Cruden sent a second goal-worthy penalty to the corner for a line-out, only for Devin Toner to produce a first-class steal at the tail.
New Zealand wrapped up Ireland's ruck though, winning a scrum in the home 22.
Savea came in off his wing to pinch the Irish defence, before full-back Dagg hurtled across the tryline.
English Television Match Official Graham Hughes was called to adjudicate by Welsh referee Nigel Owens.
And Hughes chalked it off, much to the visitors' surprise.
New Zealand came again from their five-metre scrum, Murray stripped Ben Smith to give Ireland the steal - only for Toner to be penalised for obstruction.
Cruden slotted the goal to cut Ireland's lead to 12, before O'Driscoll was withdrawn through injury, replaced by Luke Fitzgerald.
The Kiwi out-half failed with another penalty strike minutes later though.
Read's mistimed tackle took Kearney out in mid-air, gifting Ireland a penalty and chance to clear from their own 22.
Sexton's weak clearance and Bowe's missed tackle on Savea handed the initiative straight back to New Zealand though.
Quick hands from Read, a half-break from Ben Smith and New Zealand were within whitewash range again - and a bloodied Ben Franks barrelled over for the All Blacks' second converted try.
Ireland's lead cut to five paltry points, New Zealand's stubborn will set up a fraught finale.
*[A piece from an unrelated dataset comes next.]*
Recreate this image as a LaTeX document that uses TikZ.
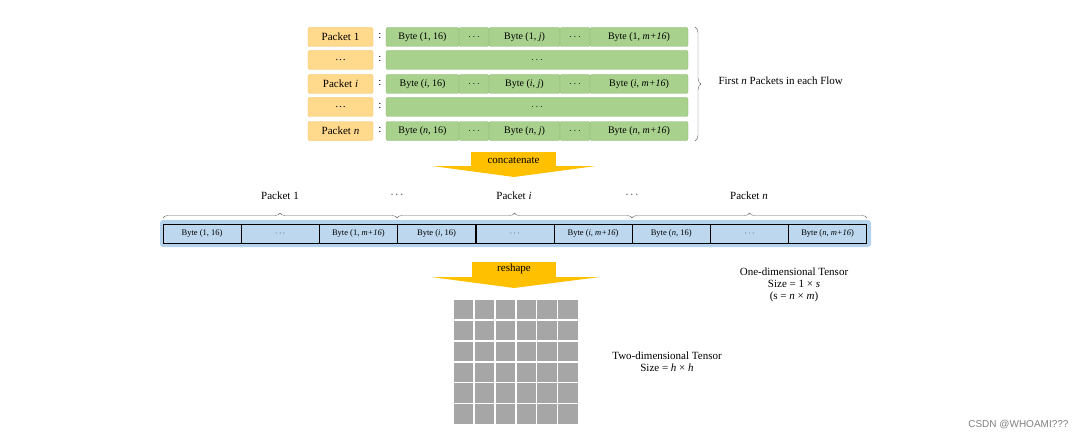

Ireland launched another strong maul, forcing a penalty deep in the Kiwis' 22.
Sexton could not extend Ireland's lead to eight though, striking wide of the right-hand post.
New Zealand inevitably pressed again, but Nonu's loose knock on and Cruden's ill-judged chip let Ireland off the hook.
Ireland failed to drive tight phases to the conclusion, conceding a soft ruck penalty.
New Zealand launched one final attack, Read, Ben Smith and Nonu prevalent: before Ryan Crotty nipped home in the left corner.
TMO Hughes was brought into play to make the ruling, and after several minutes' discussion the try was awarded.
Cruden failed with the conversion attempt - but Ireland raced off their line before the fly-half started his run-up.
Referee Owens gave the All Blacks stand-off another chance for the extra points.
He made no mistake second time around, notching New Zealand's place in history, but breaking Irish hearts in the process.